Exercise brief.
Copy exactly the lines that run from the top of the listing to the line containing "43.0, 50.5, 73.6];", both ends included, and omit the pictures.

Data section.
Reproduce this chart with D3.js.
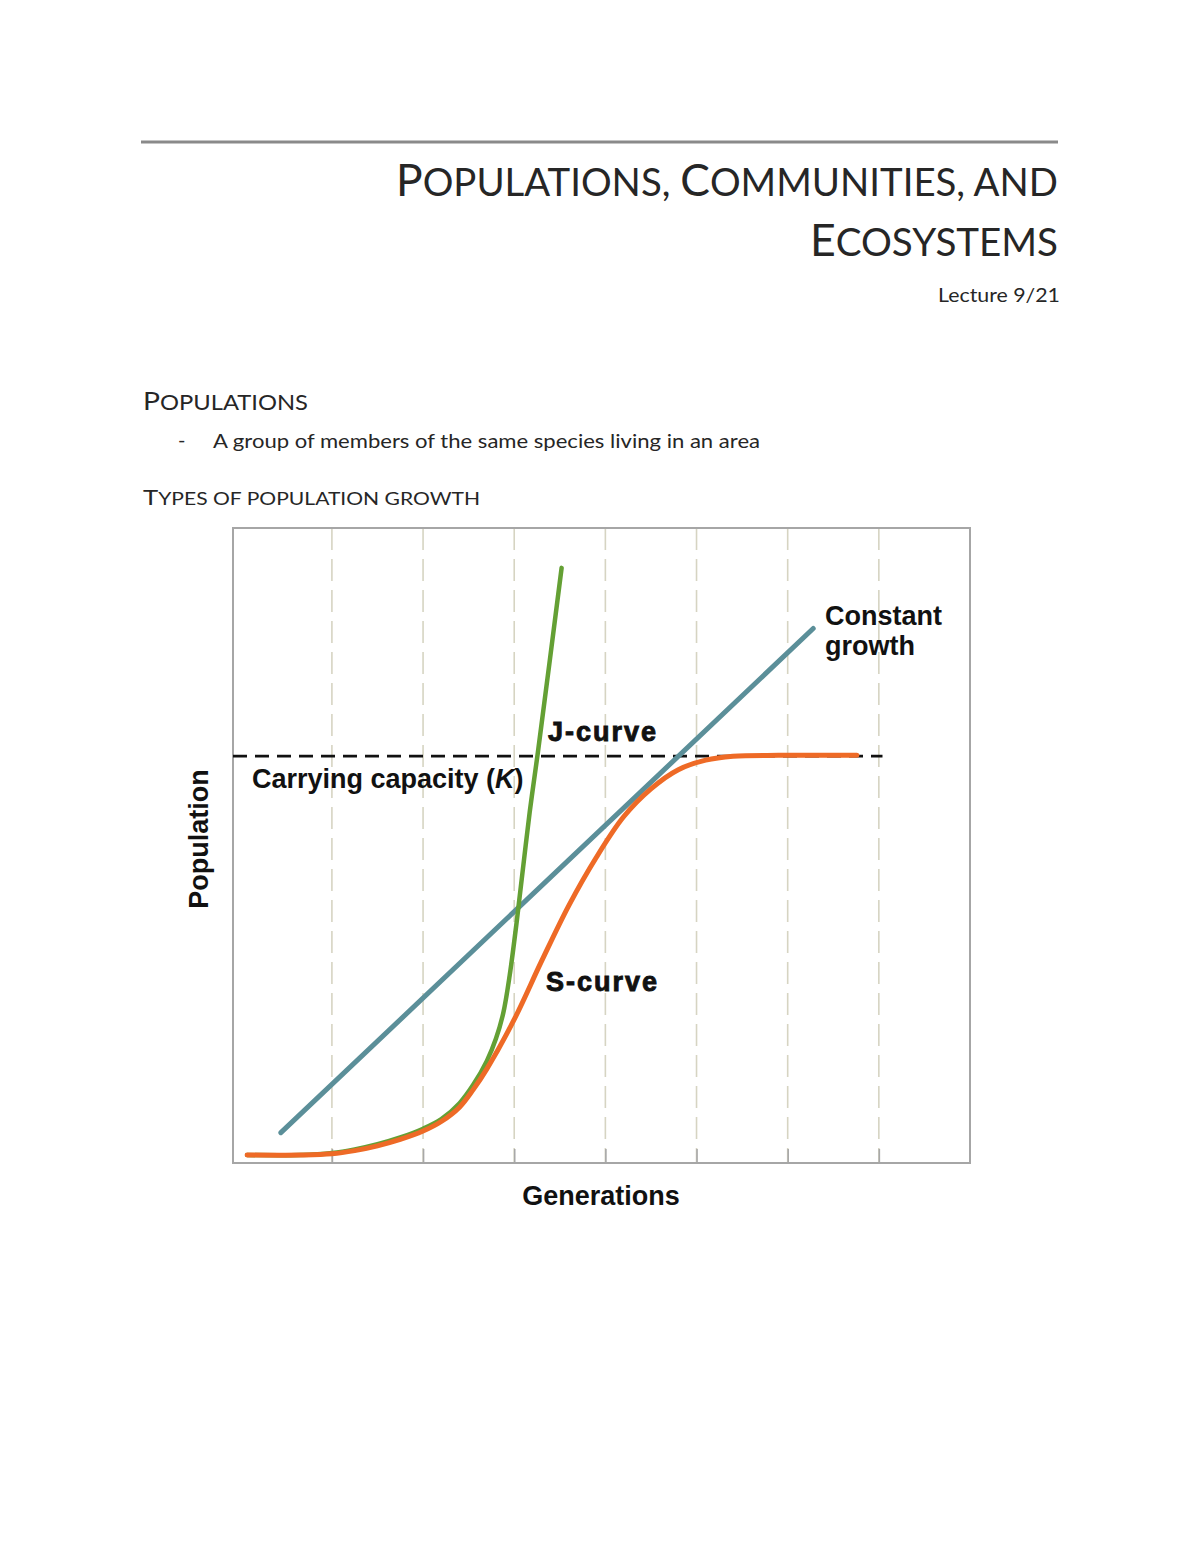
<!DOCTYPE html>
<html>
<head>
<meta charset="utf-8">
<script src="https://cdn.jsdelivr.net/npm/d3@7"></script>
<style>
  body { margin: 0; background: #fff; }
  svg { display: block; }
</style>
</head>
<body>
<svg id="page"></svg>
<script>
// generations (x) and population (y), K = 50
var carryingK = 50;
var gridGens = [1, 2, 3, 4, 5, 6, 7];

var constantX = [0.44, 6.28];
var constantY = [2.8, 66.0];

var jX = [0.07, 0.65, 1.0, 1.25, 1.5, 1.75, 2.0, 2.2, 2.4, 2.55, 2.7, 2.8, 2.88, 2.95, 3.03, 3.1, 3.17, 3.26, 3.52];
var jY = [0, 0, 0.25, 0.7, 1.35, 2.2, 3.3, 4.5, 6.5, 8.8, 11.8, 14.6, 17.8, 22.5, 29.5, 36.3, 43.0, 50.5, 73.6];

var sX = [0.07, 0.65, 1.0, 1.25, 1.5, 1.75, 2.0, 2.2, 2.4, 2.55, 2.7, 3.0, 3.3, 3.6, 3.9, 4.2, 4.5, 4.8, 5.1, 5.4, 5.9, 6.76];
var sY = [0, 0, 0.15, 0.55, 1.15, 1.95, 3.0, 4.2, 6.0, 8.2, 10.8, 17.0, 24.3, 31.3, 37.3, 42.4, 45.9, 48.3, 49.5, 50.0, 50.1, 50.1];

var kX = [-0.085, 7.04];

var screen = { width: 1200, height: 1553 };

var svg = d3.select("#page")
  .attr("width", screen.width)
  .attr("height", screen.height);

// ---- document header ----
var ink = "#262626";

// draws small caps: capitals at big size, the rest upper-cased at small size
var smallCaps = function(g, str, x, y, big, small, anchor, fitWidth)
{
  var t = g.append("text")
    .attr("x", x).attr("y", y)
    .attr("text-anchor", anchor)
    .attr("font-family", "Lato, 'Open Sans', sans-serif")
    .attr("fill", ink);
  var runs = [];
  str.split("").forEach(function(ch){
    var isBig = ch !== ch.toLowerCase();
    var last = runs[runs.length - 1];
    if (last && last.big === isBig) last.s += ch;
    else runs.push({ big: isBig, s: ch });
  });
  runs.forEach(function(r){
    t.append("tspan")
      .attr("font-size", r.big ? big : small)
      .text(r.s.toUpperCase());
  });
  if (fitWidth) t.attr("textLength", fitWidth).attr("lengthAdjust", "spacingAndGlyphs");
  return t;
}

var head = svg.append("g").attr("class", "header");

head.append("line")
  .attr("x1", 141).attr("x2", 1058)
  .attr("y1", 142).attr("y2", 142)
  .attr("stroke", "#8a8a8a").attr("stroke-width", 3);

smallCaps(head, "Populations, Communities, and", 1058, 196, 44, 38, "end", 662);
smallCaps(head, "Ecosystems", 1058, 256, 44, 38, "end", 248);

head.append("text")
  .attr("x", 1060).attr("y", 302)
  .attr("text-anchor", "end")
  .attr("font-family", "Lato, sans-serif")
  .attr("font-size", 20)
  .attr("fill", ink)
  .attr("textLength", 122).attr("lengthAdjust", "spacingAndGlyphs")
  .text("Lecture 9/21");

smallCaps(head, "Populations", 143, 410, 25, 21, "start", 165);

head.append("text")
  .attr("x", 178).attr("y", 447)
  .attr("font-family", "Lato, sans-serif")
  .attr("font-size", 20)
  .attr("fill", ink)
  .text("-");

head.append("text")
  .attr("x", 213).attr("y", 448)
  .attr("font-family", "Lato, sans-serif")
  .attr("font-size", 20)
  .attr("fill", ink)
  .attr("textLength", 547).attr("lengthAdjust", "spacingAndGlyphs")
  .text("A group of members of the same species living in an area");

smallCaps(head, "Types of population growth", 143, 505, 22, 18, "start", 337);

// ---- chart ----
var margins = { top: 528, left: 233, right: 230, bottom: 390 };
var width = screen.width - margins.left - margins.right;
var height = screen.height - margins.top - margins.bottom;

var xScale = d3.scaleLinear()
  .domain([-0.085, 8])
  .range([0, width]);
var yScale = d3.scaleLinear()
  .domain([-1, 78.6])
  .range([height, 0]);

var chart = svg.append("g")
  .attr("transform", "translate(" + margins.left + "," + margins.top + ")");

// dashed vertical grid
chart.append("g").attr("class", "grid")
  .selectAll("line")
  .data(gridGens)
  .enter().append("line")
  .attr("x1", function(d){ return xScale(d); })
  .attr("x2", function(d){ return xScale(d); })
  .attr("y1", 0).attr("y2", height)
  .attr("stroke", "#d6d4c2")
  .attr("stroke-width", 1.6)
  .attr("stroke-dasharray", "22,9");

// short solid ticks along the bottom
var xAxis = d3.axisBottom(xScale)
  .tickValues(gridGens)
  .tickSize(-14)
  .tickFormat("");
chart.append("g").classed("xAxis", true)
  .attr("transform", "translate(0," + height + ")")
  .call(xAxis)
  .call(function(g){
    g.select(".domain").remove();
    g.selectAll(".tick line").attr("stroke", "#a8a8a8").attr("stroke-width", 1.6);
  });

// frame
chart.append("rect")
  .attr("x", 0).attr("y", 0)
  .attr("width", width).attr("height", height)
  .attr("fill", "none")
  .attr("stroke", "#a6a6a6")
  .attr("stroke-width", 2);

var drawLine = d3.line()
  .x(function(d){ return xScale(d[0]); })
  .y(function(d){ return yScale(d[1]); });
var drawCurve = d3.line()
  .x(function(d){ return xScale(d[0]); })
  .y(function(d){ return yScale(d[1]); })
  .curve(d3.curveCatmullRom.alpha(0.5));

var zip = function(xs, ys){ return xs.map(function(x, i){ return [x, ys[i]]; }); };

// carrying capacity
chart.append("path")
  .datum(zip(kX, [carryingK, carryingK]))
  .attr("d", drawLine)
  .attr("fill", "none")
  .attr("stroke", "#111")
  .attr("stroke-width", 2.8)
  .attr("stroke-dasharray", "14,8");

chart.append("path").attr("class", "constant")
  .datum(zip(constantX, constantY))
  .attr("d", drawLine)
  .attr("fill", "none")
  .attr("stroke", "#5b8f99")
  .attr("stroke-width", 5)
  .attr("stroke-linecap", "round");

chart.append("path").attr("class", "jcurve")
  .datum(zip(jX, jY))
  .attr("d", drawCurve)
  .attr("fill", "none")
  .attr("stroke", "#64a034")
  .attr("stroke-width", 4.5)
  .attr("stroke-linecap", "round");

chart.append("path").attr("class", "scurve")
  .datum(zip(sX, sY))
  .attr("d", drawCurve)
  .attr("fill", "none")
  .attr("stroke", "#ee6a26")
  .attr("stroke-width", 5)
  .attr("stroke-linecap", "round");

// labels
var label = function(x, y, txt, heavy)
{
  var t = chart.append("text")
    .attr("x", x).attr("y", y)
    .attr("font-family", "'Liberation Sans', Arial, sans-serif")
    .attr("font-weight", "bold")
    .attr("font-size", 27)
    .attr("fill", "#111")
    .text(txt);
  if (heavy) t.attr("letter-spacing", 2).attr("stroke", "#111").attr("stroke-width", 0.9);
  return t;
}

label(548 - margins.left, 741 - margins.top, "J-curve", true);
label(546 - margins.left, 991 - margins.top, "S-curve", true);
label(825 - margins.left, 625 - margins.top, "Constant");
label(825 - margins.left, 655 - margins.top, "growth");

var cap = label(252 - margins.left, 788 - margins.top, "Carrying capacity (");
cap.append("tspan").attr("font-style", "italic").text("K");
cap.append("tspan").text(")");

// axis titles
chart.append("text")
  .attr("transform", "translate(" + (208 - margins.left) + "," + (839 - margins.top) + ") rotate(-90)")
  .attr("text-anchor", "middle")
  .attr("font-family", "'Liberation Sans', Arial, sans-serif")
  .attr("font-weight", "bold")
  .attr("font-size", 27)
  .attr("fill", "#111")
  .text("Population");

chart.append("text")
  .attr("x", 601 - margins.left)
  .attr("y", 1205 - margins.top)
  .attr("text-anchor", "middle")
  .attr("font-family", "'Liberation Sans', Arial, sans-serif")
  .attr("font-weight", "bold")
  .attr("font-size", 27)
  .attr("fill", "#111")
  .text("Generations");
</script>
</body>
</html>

Written response.
Reproduce this chart with D3.js.
<!DOCTYPE html>
<html>
<head>
<meta charset="utf-8">
<script src="https://cdn.jsdelivr.net/npm/d3@7"></script>
<style>
  body { margin: 0; background: #fff; }
  svg { display: block; }
</style>
</head>
<body>
<svg id="page"></svg>
<script>
// generations (x) and population (y), K = 50
var carryingK = 50;
var gridGens = [1, 2, 3, 4, 5, 6, 7];

var constantX = [0.44, 6.28];
var constantY = [2.8, 66.0];

var jX = [0.07, 0.65, 1.0, 1.25, 1.5, 1.75, 2.0, 2.2, 2.4, 2.55, 2.7, 2.8, 2.88, 2.95, 3.03, 3.1, 3.17, 3.26, 3.52];
var jY = [0, 0, 0.25, 0.7, 1.35, 2.2, 3.3, 4.5, 6.5, 8.8, 11.8, 14.6, 17.8, 22.5, 29.5, 36.3, 43.0, 50.5, 73.6];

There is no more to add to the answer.